▼

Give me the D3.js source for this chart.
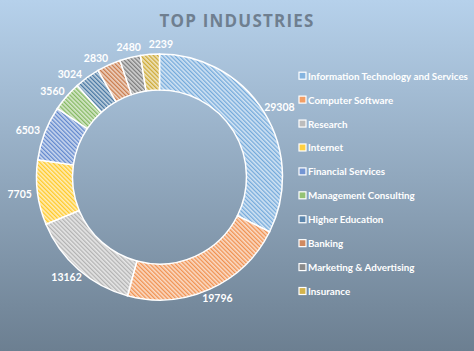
<!DOCTYPE html>
<html>
<head>
<meta charset="utf-8">
<script src="https://cdn.jsdelivr.net/npm/d3@7/dist/d3.min.js"></script>
<style>
  html, body { margin: 0; padding: 0; }
  body { width: 474px; height: 351px; overflow: hidden; }
  text { font-family: Lato, "Open Sans", sans-serif; }
</style>
</head>
<body>
<div id="chart"></div>
<script>
// top industries by count
const industries = [
  "Information Technology and Services",
  "Computer Software",
  "Research",
  "Internet",
  "Financial Services",
  "Management Consulting",
  "Higher Education",
  "Banking",
  "Marketing & Advertising",
  "Insurance"
];
const counts = [29308, 19796, 13162, 7705, 6503, 3560, 3024, 2830, 2480, 2239];
const colors = ["#5b9bd5", "#ed7d31", "#a5a5a5", "#ffc000", "#4472c4",
                "#70ad47", "#255e91", "#c0622a", "#636363", "#c49a10"];

const width = 474;
const height = 351;

const svg = d3.select("#chart")
  .append("svg")
  .attr("width", width)
  .attr("height", height);

const defs = svg.append("defs");

const bg = defs.append("linearGradient")
  .attr("id", "bg")
  .attr("x1", 0).attr("y1", 0).attr("x2", 0).attr("y2", 1);
bg.append("stop").attr("offset", "0%").attr("stop-color", "#b6d1eb");
bg.append("stop").attr("offset", "100%").attr("stop-color", "#6c7f91");

svg.append("rect")
  .attr("width", width)
  .attr("height", height)
  .attr("fill", "url(#bg)");

// hatched fills, one per slice
colors.forEach((c, i) => {
  const p = defs.append("pattern")
    .attr("id", "hatch" + i)
    .attr("patternUnits", "userSpaceOnUse")
    .attr("width", 3)
    .attr("height", 3)
    .attr("patternTransform", "rotate(-45)");
  p.append("rect")
    .attr("width", 3).attr("height", 3)
    .attr("fill", d3.interpolateRgb(c, "#ffffff")(0.72));
  p.append("rect")
    .attr("width", 1.3).attr("height", 3)
    .attr("fill", d3.interpolateRgb(c, "#ffffff")(0.15));
});

svg.append("text")
  .attr("x", 237)
  .attr("y", 27)
  .attr("text-anchor", "middle")
  .attr("fill", "#6f7f90")
  .style("font-size", "17px")
  .style("font-weight", "bold")
  .style("letter-spacing", "1.2px")
  .style("font-family", "'Open Sans', sans-serif")
  .text("TOP INDUSTRIES");

const cx = 159.5;
const cy = 177;
const outerR = 123;
const innerR = 87;

const pie = d3.pie().sort(null).value(d => d)(counts);
const arc = d3.arc().innerRadius(innerR).outerRadius(outerR);

const g = svg.append("g").attr("transform", `translate(${cx},${cy})`);

g.selectAll("path")
  .data(pie)
  .join("path")
  .attr("d", arc)
  .attr("fill", (d, i) => `url(#hatch${i})`)
  .attr("stroke", "#ffffff")
  .attr("stroke-width", 1.5);

// labels just outside the ring; box touches the anchor point,
// neighbours are pushed apart where they collide
const anchorR = 127;
const lw = 28, lh = 12;
const labels = pie.map((d, i) => ({ a: (d.startAngle + d.endAngle) / 2, v: d.value, i }));
const pos = l => {
  const s = Math.sin(l.a), c = Math.cos(l.a);
  return [anchorR * s + (lw / 2) * s, -anchorR * c - (lh / 2) * c];
};
for (let it = 0; it < 400; it++) {
  for (let k = 0; k < labels.length - 1; k++) {
    const a = labels[k], b = labels[k + 1];
    const [ax, ay] = pos(a), [bx, by] = pos(b);
    if (Math.abs(ax - bx) < lw + 4 && Math.abs(ay - by) < lh + 4) {
      a.a -= 0.003;
      b.a += 0.003;
    }
  }
}

g.selectAll("text.val")
  .data(labels)
  .join("text")
  .attr("class", "val")
  .attr("x", d => pos(d)[0])
  .attr("y", d => pos(d)[1])
  .attr("text-anchor", "middle")
  .attr("dominant-baseline", "central")
  .attr("fill", "#ffffff")
  .style("font-size", "10.5px")
  .style("font-weight", "bold")
  .text(d => d.v);

// legend
const legendY = d3.scalePoint().domain(industries).range([75.7, 291]);

const legend = svg.append("g")
  .selectAll("g")
  .data(industries)
  .join("g")
  .attr("transform", d => `translate(299,${legendY(d)})`);

legend.append("rect")
  .attr("x", 0)
  .attr("y", -3.5)
  .attr("width", 7)
  .attr("height", 7)
  .attr("fill", (d, i) => d3.interpolateRgb(colors[i], "#ffffff")(0.25))
  .attr("stroke", "#ffffff")
  .attr("stroke-width", 1.2);

legend.append("text")
  .attr("x", 9)
  .attr("y", 0)
  .attr("dominant-baseline", "central")
  .attr("fill", "#ffffff")
  .style("font-size", "9.8px")
  .style("font-weight", "bold")
  .text(d => d);
</script>
</body>
</html>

▲

*EXERCISE AIM:* Scan the material above and determine how many lines include the word "chart"; report only the number.

*RESPONSE:* 3